|Title||Impact of Social, Contextual, and Behavioral Factors on Health Status Among Asian Populations Across the United States, China, and Korea...2020 AOTA Annual Conference & Expo|
|Publication Type||Journal Article|
|Year of Publication||2020|
|Authors||Hong, I, Pryor, L, Kitchens, R|
|Journal||American Journal of Occupational Therapy|
|Keywords||Asians, CHARLS, Congresses and Conferences, Functional status, KLoSA, Social determinants of health|
PURPOSE: Although cross-national comparisons for patterns of aging populations are feasible due to the existing national micro-data, few studies have attempted to examine different social, cultural, and policy contexts that influence aging across countries in Asian populations. This study aims to examine the social, contextual, and behavioral factors that influence functional status across the three Asian populations.
DESIGN: A secondary data analysis was performed on three national surveys: the 2012 Health and Retirement Study, the 2012 China Health and Retirement Longitudinal Study, and the 2012 Korean Longitudinal Study of Aging.

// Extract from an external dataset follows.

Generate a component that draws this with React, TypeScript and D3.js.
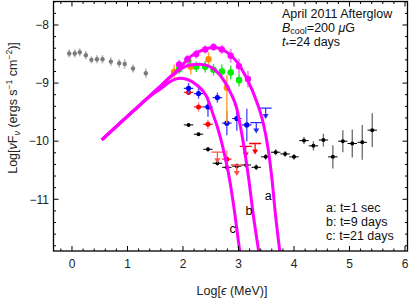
import { useEffect, useRef } from "react";
import * as d3 from "d3";

// Fermi LAT afterglow data, Log[eps], Log[nuFnu]
const grayX = [-0.05, 0.05, 0.14, 0.25, 0.35, 0.45, 0.55, 0.7, 0.85, 0.95, 1.1, 1.33];
const grayY = [-8.49, -8.49, -8.47, -8.52, -8.6, -8.59, -8.59, -8.63, -8.66, -8.67, -8.75, -8.83];
const grayErr = [0.07, 0.07, 0.07, 0.07, 0.06, 0.07, 0.07, 0.07, 0.07, 0.08, 0.07, 0.08];

const magX = [1.93, 2.08, 2.24, 2.4, 2.55, 2.7, 2.86, 3.01, 3.17];
const magY = [-8.68, -8.59, -8.5, -8.42, -8.38, -8.42, -8.53, -8.71, -8.93];
const magErr = [0.08, 0.08, 0.08, 0.07, 0.07, 0.08, 0.12, 0.13, 0.14];

const greenX = [1.93, 2.09, 2.24, 2.4, 2.55, 2.7, 2.86, 3.01];
const greenY = [-8.76, -8.61, -8.72, -8.72, -8.77, -8.8, -8.82, -8.95];
const greenErr = [0.08, 0.08, 0.09, 0.1, 0.1, 0.12, 0.12, 0.11];

const orangeX = [1.84, 2.14, 2.46, 2.79];
const orangeY = [-8.81, -8.72, -8.59, -9.08];
const orangeErrHi = [0.13, 0.13, 0.12, 0.22];
const orangeErrLo = [0.13, 0.13, 0.12, 0.61];

const blueX = [2.1, 2.28, 2.45, 2.62, 2.79, 2.97, 3.15];
const blueY = [-9.09, -9.18, -9.41, -9.25, -9.69, -9.61, -9.72];
const blueErr = [0.09, 0.09, 0.17, 0.09, 0.21, 0.21, 0.28];
const blueUlX = [3.32, 3.49];
const blueUlY = [-9.68, -9.43];

const redX = [2.1, 2.28, 2.45, 2.79];
const redY = [-9.16, -9.41, -9.71, -10.31];
const redErr = [0.05, 0.08, 0.08, 0.15];
const redUlX = [2.62, 2.97, 3.13, 3.3];
const redUlY = [-10.19, -10.41, -10.09, -10.04];

const blackX = [2.1, 2.28, 2.45, 2.62, 2.79, 2.97, 3.14, 3.32, 3.49, 3.67, 3.84, 4.0, 4.18, 4.35, 4.53, 4.7, 4.88, 5.05, 5.23, 5.41];
const blackY = [-9.72, -9.88, -10.14, -10.38, -10.45, -10.43, -10.41, -10.45, -10.27, -10.19, -10.22, -10.27, -9.99, -10.08, -9.98, -10.27, -10.0, -10.04, -10.02, -9.81];
const blackErr = [0.03, 0.03, 0.04, 0.04, 0.05, 0.05, 0.05, 0.05, 0.05, 0.05, 0.05, 0.05, 0.06, 0.08, 0.11, 0.2, 0.19, 0.24, 0.3, 0.29];

// model curves
const curveAX = [0.535, 1.076, 1.423, 1.616, 1.775, 1.946, 2.067, 2.216, 2.366, 2.546, 2.726, 2.968, 3.148, 3.328, 3.447, 3.537, 3.595, 3.667, 3.748];
const curveAY = [-9.979, -9.506, -9.201, -9.033, -8.886, -8.745, -8.602, -8.491, -8.43, -8.384, -8.43, -8.632, -8.917, -9.32, -9.692, -10.151, -10.582, -11.27, -11.924];
const curveBX = [0.535, 1.076, 1.423, 1.616, 1.775, 1.946, 2.126, 2.306, 2.486, 2.667, 2.847, 2.968, 3.036, 3.117, 3.18, 3.267, 3.369];
const curveBY = [-9.979, -9.506, -9.201, -9.033, -8.895, -8.766, -8.688, -8.676, -8.718, -8.861, -9.148, -9.434, -9.75, -10.208, -10.616, -11.27, -11.924];
const curveCX = [0.535, 1.076, 1.423, 1.616, 1.766, 1.946, 2.067, 2.247, 2.427, 2.546, 2.636, 2.757, 2.825, 2.937, 3.027];
const curveCY = [-9.979, -9.506, -9.213, -9.084, -8.976, -8.917, -8.935, -9.033, -9.234, -9.549, -9.807, -10.267, -10.582, -11.27, -11.929];

const curveNames = ["a", "b", "c"];
const curveLabelX = [3.535, 3.19, 2.895];
const curveLabelY = [-10.93, -11.2, -11.5];
const legendLines = ["a: t=1 sec", "b: t=9 days", "c: t=21 days"];

const xTicks = [0, 1, 2, 3, 4, 5, 6];
const yTicks = [-8, -9, -10, -11];

const W = 415;
const H = 300;
const font = "'Liberation Sans', Arial, Helvetica, sans-serif";

const App = () => {
  const ref = useRef(null);

  useEffect(() => {
    const svg = d3.select(ref.current);
    svg.selectAll("*").remove();

    const left = 53.5, right = 407.5, top = 1.5, bottom = 251;
    const x = d3.scaleLinear().domain([-0.333, 6.045]).range([left, right]);
    const y = d3.scaleLinear().domain([-7.596, -11.89]).range([top, bottom]);

    svg
      .append("defs")
      .append("clipPath")
      .attr("id", "plotclip")
      .append("rect")
      .attr("x", left)
      .attr("y", top)
      .attr("width", right - left)
      .attr("height", bottom - top);

    const plot = svg.append("g").attr("clip-path", "url(#plotclip)");

    const seg = (g, x1, y1, x2, y2, color, w = 1) =>
      g.append("line").attr("x1", x1).attr("y1", y1).attr("x2", x2).attr("y2", y2)
        .attr("stroke", color).attr("stroke-width", w);

    // gray
    grayX.forEach((d, i) => {
      seg(plot, x(d), y(grayY[i] + grayErr[i]), x(d), y(grayY[i] - grayErr[i]), "#b4b4b4", 1.6);
    });
    grayX.forEach((d, i) => {
      plot.append("circle").attr("cx", x(d)).attr("cy", y(grayY[i])).attr("r", 2.2).attr("fill", "#7a7a7a");
    });

    // black
    blackX.forEach((d, i) => {
      seg(plot, x(d), y(blackY[i] + blackErr[i]), x(d), y(blackY[i] - blackErr[i]), "#6a6a6a", 1.3);
      seg(plot, x(d - 0.085), y(blackY[i]), x(d + 0.085), y(blackY[i]), "#000", 1);
    });
    blackX.forEach((d, i) => {
      plot.append("circle").attr("cx", x(d)).attr("cy", y(blackY[i])).attr("r", 2).attr("fill", "#000");
    });

    // red
    redX.forEach((d, i) => {
      seg(plot, x(d), y(redY[i] + redErr[i]), x(d), y(redY[i] - redErr[i]), "#ff8080", 1.4);
      seg(plot, x(d - 0.085), y(redY[i]), x(d + 0.085), y(redY[i]), "#ff2020", 1.2);
      plot.append("circle").attr("cx", x(d)).attr("cy", y(redY[i])).attr("r", 2.5).attr("fill", "#ff0000");
    });
    const arrow = (g, cx, cy, color) => {
      seg(g, cx - 6, cy, cx + 6, cy, color, 1.3);
      seg(g, cx, cy, cx, cy + 7, color, 1.2);
      g.append("path")
        .attr("d", `M${cx - 3},${cy + 6} L${cx + 3},${cy + 6} L${cx},${cy + 11} Z`)
        .attr("fill", color);
    };
    redUlX.forEach((d, i) => arrow(plot, x(d), y(redUlY[i]), i < 2 ? "#ff5050" : "#ff0000"));

    // blue
    blueX.forEach((d, i) => {
      seg(plot, x(d), y(blueY[i] + blueErr[i]), x(d), y(blueY[i] - blueErr[i]), "#5050ff", 1.4);
      seg(plot, x(d - 0.085), y(blueY[i]), x(d + 0.085), y(blueY[i]), "#2020ff", 1.2);
      plot.append("circle").attr("cx", x(d)).attr("cy", y(blueY[i])).attr("r", 2.6).attr("fill", "#0000ff");
    });
    blueUlX.forEach((d, i) => arrow(plot, x(d), y(blueUlY[i]), "#2a2aff"));

    // orange
    orangeX.forEach((d, i) => {
      seg(plot, x(d), y(orangeY[i] + orangeErrHi[i]), x(d), y(orangeY[i] - orangeErrLo[i]), "#ffa030", 1.4);
    });
    orangeX.forEach((d, i) => {
      plot.append("circle").attr("cx", x(d)).attr("cy", y(orangeY[i])).attr("r", 3.2).attr("fill", "#ff8a00");
    });

    // green
    greenX.forEach((d, i) => {
      seg(plot, x(d), y(greenY[i] + greenErr[i]), x(d), y(greenY[i] - greenErr[i]), "#30e030", 1.4);
    });
    greenX.forEach((d, i) => {
      plot.append("circle").attr("cx", x(d)).attr("cy", y(greenY[i])).attr("r", 3.3).attr("fill", "#00ee00");
    });

    // magenta data
    magX.forEach((d, i) => {
      seg(plot, x(d), y(magY[i] + magErr[i]), x(d), y(magY[i] - magErr[i]), "#f090f0", 2);
    });
    magX.forEach((d, i) => {
      plot.append("circle").attr("cx", x(d)).attr("cy", y(magY[i])).attr("r", 3.2).attr("fill", "#ff00ff");
    });

    // model curves
    const line = d3
      .line()
      .x((d) => x(d[0]))
      .y((d) => y(d[1]))
      .curve(d3.curveMonotoneX);
    const curves = [
      d3.zip(curveAX, curveAY),
      d3.zip(curveBX, curveBY),
      d3.zip(curveCX, curveCY),
    ];
    plot
      .append("g")
      .selectAll("path")
      .data(curves)
      .join("path")
      .attr("d", line)
      .attr("fill", "none")
      .attr("stroke", "#ff00ff")
      .attr("stroke-width", 3);

    // curve letters
    svg
      .append("g")
      .selectAll("text")
      .data(curveNames)
      .join("text")
      .attr("x", (d, i) => x(curveLabelX[i]))
      .attr("y", (d, i) => y(curveLabelY[i]) + 4.5)
      .attr("text-anchor", "middle")
      .attr("font-family", font)
      .attr("font-size", 12.5)
      .text((d) => d);

    // frame
    svg
      .append("rect")
      .attr("x", left)
      .attr("y", top)
      .attr("width", right - left)
      .attr("height", bottom - top)
      .attr("fill", "none")
      .attr("stroke", "#000")
      .attr("stroke-width", 1.3);

    const ticks = svg.append("g").attr("stroke", "#000").attr("stroke-width", 1);
    const xMinor = d3.range(-0.2, 6.05, 0.2).filter((v) => Math.abs(v - Math.round(v)) > 0.01);
    const yMinor = d3.range(-7.6, -11.85, -0.2).filter((v) => Math.abs(v - Math.round(v)) > 0.01);
    const majL = 5, minL = 2.5;
    xTicks.forEach((v) => {
      seg(ticks, x(v), bottom, x(v), bottom - majL, "#000");
      seg(ticks, x(v), top, x(v), top + majL, "#000");
    });
    xMinor.forEach((v) => {
      seg(ticks, x(v), bottom, x(v), bottom - minL, "#000");
      seg(ticks, x(v), top, x(v), top + minL, "#000");
    });
    yTicks.forEach((v) => {
      seg(ticks, left, y(v), left + majL, y(v), "#000");
      seg(ticks, right, y(v), right - majL, y(v), "#000");
    });
    yMinor.forEach((v) => {
      seg(ticks, left, y(v), left + minL, y(v), "#000");
      seg(ticks, right, y(v), right - minL, y(v), "#000");
    });

    // tick labels
    svg
      .append("g")
      .selectAll("text")
      .data(xTicks)
      .join("text")
      .attr("x", (d) => x(d))
      .attr("y", 268)
      .attr("text-anchor", "middle")
      .attr("font-family", font)
      .attr("font-size", 12)
      .attr("fill", "#222")
      .text((d) => d);
    svg
      .append("g")
      .selectAll("text")
      .data(yTicks)
      .join("text")
      .attr("x", 49)
      .attr("y", (d) => y(d) + 4.3)
      .attr("text-anchor", "end")
      .attr("font-family", font)
      .attr("font-size", 12)
      .attr("fill", "#222")
      .text((d) => "\u2212" + Math.abs(d));

    // axis titles
    const xt = svg
      .append("text")
      .attr("x", 232)
      .attr("y", 295)
      .attr("text-anchor", "middle")
      .attr("font-family", font)
      .attr("font-size", 12.5)
      .attr("fill", "#222");
    xt.append("tspan").text("Log[");
    xt.append("tspan").attr("font-style", "italic").text("\u03f5");
    xt.append("tspan").text(" (MeV)]");

    const yt = svg
      .append("text")
      .attr("transform", "translate(17,108) rotate(-90)")
      .attr("text-anchor", "middle")
      .attr("font-family", font)
      .attr("font-size", 12.5)
      .attr("fill", "#222");
    yt.append("tspan").text("Log[");
    yt.append("tspan").attr("font-style", "italic").text("\u03bd");
    yt.append("tspan").text("F");
    yt.append("tspan").attr("font-style", "italic").attr("font-size", 9).attr("dy", 3).text("\u03bd");
    yt.append("tspan").attr("dy", -3).text(" (ergs s");
    yt.append("tspan").attr("font-size", 8.5).attr("dy", -5).text("\u22121");
    yt.append("tspan").attr("dy", 5).text(" cm");
    yt.append("tspan").attr("font-size", 8.5).attr("dy", -5).text("\u22122");
    yt.append("tspan").attr("dy", 5).text(")]");

    // info text
    const info = svg.append("g").attr("font-family", font).attr("font-size", 12.5).attr("fill", "#111");
    info.append("text").attr("x", 282).attr("y", 17.5).text("April 2011 Afterglow");
    const b = info.append("text").attr("x", 282).attr("y", 31.5);
    b.append("tspan").attr("font-style", "italic").text("B");
    b.append("tspan").attr("font-size", 9).attr("dy", 2.5).text("cool");
    b.append("tspan").attr("dy", -2.5).text("=200 ");
    b.append("tspan").attr("font-style", "italic").text("\u03bc");
    b.append("tspan").text("G");
    const t = info.append("text").attr("x", 282).attr("y", 45.5);
    t.append("tspan").attr("font-style", "italic").text("t");
    t.append("tspan").attr("font-size", 9).attr("dy", 2.5).text("*");
    t.append("tspan").attr("dy", -2.5).text("=24 days");

    info
      .selectAll("text.leg")
      .data(legendLines)
      .join("text")
      .attr("class", "leg")
      .attr("x", 326)
      .attr("y", (d, i) => 211.5 + i * 14)
      .text((d) => d);
  }, []);

  return (
    <div style={{ position: "absolute", left: 0, top: 0 }}>
      <svg ref={ref} width={W} height={H} style={{ display: "block", background: "#fff" }} />
    </div>
  );
};

export default App;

METHOD: We retrieved a representative sample of 211 American Asian adults, 13,649 Chinese adults, and 7,486 Korean adults from the national aging surveys. Survey participants were population-based national samples of individuals over 50 years old and lived in community settings. Hierarchical regression models were utilized to compare health status and examine the influence of social-contextual factors on health status across the American Asian, Chinese, and Korean adults. The self-rated health question (1-very good to 5-very bad) was the dependent variable and was identified in all three surveys as a common metric for health status (Cieza et al., 2015; Hong et al., 2018). Social-contextual factors were used as independent variables, including: age, sex, living arrangement, employment status, self-rated health, body mass index (kg/m2), cognitive status (CESD depression score, orientation, and serial 7's test score), chronic conditions (stroke, arthritis, diabetes, hypertension, cancer, heart problem), number of people in house, number of living parents, children, siblings, children living in the same city, weekly contact with children, weekly religious participation, and financial transfer from/to children. The regression coefficients (β) on the study variables in regression model were examined to compare the effects of family and environmental factors on health status across countries.

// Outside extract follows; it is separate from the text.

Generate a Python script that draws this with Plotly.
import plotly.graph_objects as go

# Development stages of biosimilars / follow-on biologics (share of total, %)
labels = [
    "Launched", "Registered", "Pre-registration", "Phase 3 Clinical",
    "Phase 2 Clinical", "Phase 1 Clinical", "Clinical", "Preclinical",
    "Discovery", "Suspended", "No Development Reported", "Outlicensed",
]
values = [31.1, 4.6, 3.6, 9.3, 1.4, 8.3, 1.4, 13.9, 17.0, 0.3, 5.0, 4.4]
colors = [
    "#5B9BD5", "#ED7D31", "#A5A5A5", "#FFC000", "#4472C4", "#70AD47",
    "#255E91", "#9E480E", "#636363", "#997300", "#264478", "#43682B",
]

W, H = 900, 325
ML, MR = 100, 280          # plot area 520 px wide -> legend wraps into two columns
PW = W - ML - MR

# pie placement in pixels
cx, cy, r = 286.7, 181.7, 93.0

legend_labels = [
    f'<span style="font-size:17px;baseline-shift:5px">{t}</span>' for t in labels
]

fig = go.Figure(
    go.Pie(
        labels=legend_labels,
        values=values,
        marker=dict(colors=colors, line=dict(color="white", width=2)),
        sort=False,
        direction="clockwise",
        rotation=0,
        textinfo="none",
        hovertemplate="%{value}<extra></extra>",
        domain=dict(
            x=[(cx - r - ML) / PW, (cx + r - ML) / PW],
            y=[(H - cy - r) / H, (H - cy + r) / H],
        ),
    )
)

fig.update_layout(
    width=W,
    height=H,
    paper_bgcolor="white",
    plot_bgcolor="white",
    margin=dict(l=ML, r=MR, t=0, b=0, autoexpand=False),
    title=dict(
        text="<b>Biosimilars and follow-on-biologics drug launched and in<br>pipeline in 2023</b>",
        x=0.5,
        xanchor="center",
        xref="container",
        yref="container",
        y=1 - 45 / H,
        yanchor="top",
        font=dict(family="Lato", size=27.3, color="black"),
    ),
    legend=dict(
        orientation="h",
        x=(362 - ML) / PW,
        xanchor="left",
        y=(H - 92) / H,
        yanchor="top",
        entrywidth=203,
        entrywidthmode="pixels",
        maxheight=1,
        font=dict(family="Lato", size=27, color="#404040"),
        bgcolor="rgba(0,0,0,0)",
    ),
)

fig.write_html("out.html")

RESULTS: The mean age of the sample was 63.8 years (SD=9.5). The majority of the sample lived with a spouse/partner (81.6%), female (52.8%), and employed (53.8%). The unadjusted self-rated health status scores revealed that American Asian had significantly better health status (Mean=2.5, SD=0.06) than Korean (Mean=3.7, SD=0.01) and Chinese adults (Mean=3.9, SD=0.01). Health status orders did not change even after accounting for the social-contextual factors. Age, depression scores, chronic conditions, and receipt of financial assistance from children were significantly associated with poor health status (p<0.05). Factors significantly associated with good health (p<0.05) are: higher education attainment, current employment, active lifestyle, higher cognitive function, social participation, and giving financial support to their children.

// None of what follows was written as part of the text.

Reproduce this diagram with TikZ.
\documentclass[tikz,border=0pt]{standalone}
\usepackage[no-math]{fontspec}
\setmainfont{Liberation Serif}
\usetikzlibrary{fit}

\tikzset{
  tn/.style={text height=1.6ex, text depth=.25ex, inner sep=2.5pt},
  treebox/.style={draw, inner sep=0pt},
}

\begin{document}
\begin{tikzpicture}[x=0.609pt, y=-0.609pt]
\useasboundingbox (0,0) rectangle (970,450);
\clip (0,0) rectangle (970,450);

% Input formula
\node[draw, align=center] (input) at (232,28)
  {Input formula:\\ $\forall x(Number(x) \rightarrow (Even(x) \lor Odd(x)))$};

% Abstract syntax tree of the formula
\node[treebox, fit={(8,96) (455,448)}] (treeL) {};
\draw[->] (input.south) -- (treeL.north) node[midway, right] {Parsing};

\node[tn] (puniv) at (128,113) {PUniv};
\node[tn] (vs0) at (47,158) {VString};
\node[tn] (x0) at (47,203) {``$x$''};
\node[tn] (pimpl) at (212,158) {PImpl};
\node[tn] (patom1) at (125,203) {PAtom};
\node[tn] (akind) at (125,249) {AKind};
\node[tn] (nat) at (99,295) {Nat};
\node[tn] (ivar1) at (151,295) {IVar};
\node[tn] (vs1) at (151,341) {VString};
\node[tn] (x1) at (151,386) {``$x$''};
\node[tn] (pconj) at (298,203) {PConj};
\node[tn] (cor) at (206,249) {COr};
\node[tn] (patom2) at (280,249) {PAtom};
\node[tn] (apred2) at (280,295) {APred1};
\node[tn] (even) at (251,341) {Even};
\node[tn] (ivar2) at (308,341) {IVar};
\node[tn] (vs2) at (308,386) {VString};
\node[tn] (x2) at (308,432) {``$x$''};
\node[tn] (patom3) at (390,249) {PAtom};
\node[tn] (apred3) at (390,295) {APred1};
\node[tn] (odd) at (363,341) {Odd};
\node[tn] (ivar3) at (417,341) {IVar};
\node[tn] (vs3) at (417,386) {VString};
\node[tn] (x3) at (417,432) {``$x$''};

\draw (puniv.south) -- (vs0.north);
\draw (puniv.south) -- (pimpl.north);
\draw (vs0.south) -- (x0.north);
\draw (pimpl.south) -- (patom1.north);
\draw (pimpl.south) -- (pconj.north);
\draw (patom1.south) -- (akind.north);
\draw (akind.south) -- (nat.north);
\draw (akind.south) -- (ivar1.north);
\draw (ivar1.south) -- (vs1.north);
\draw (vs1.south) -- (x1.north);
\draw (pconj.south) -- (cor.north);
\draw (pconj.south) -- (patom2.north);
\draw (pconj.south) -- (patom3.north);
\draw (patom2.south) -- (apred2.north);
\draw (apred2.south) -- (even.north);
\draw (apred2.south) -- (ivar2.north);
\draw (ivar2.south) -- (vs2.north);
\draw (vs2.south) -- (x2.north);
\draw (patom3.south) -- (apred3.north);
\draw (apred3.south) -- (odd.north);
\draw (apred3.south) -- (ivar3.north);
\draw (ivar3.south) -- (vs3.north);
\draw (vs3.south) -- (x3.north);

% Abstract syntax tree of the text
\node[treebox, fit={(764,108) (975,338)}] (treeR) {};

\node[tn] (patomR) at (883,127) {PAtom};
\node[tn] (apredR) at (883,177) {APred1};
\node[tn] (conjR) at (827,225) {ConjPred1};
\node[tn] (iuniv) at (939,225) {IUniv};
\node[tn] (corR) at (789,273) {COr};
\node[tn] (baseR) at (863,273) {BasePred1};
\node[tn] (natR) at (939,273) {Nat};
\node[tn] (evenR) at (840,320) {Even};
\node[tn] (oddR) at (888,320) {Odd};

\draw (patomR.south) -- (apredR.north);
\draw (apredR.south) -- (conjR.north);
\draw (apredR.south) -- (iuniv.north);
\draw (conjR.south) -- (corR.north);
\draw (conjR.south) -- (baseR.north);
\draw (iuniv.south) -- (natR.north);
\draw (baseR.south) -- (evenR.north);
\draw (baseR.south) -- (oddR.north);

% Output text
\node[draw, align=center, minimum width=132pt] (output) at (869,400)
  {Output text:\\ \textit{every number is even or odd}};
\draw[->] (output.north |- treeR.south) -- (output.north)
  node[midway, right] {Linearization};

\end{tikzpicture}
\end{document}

CONCLUSION: Study findings that the American Asian adults are healthier than the Korean and Chinese adults. We speculate that the majority of the differences across the three countries may be due to differences in the rate of the aging populations or different cultural aspects for the aging populations. Policy makers and clinicians would need to investigate the negative driving factors on health status in China and Korea or adapt the US health policies to improve healthy aging among the adults in the two countries.